Paper dolls’ sheets have a long tradition. To cut out a figure and perhaps glue onto a piece of wood so that it could stand, and could be dressed according to one’s wishes – that already fascinated mainly girls a hundred years ago. And even in those days, special favourites were figures from high society and, of course, members of the royal family and nobility. In that way one was able to participate a little bit in the life of the beautiful and the rich. It seems only reasonable, therefore, that the paper dolls of each period show something of the styles of that time, reflect how people lived, their ideas and dreams. Nowadays one would be ashamed to play with a paper dolls’ sheet representing “negro children” in the colonies, but it reflects the views of the time. Nowadays one would prefer a paper doll of Lady Di, or film stars like Marilyn Monroe or Romy Schneider.

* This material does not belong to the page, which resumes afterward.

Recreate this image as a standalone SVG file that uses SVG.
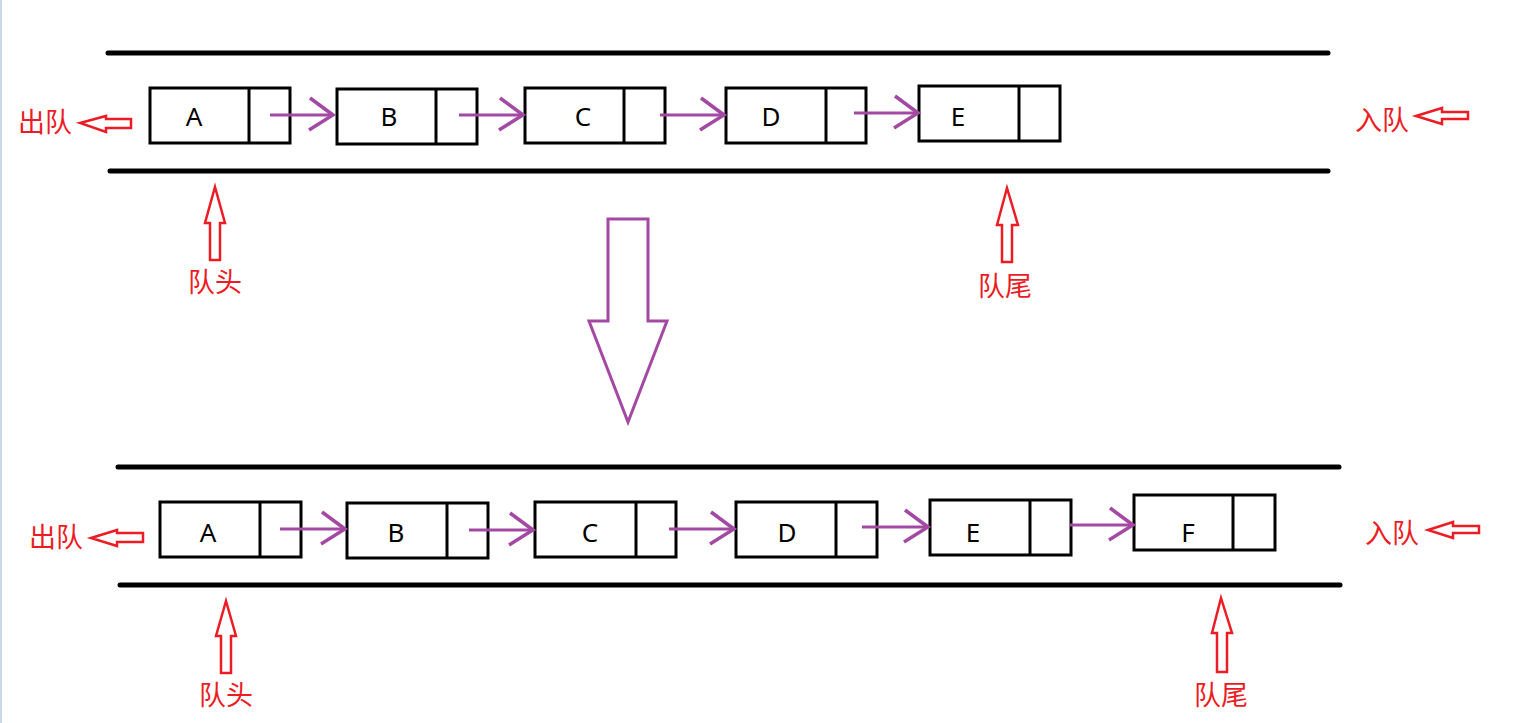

The paper dolls’ sheets could only be circulated properly once printing technology made mass production possible. Indeed, a low price was the basic requisite that wide sections of the population could afford to buy them. Perhaps one could consider the period at the change of the 19th to the 20th century as being the heyday of the paper dolls’ sheets. At that time, extremely high-quality prints could already be produced, which later were often no longer achieved in their beauty and accurateness.
Decades ago it was only girls who occupied themselves with paper dolls, but nowadays often adult women also take great pleasure in the fact that this toy from their childhood still exists. Incidentally, paper dolls are said to have supplied the idea for the Barbie dolls. When the daughter of Barbie’s inventor was playing with paper dolls, Ruth Handler is said to have been inspired by them and developed the idea not to portray a child as the doll, but a figure that looked like a film star. With Barbie’s world fame, its style then once more influenced the design of the paper dolls’ sheets.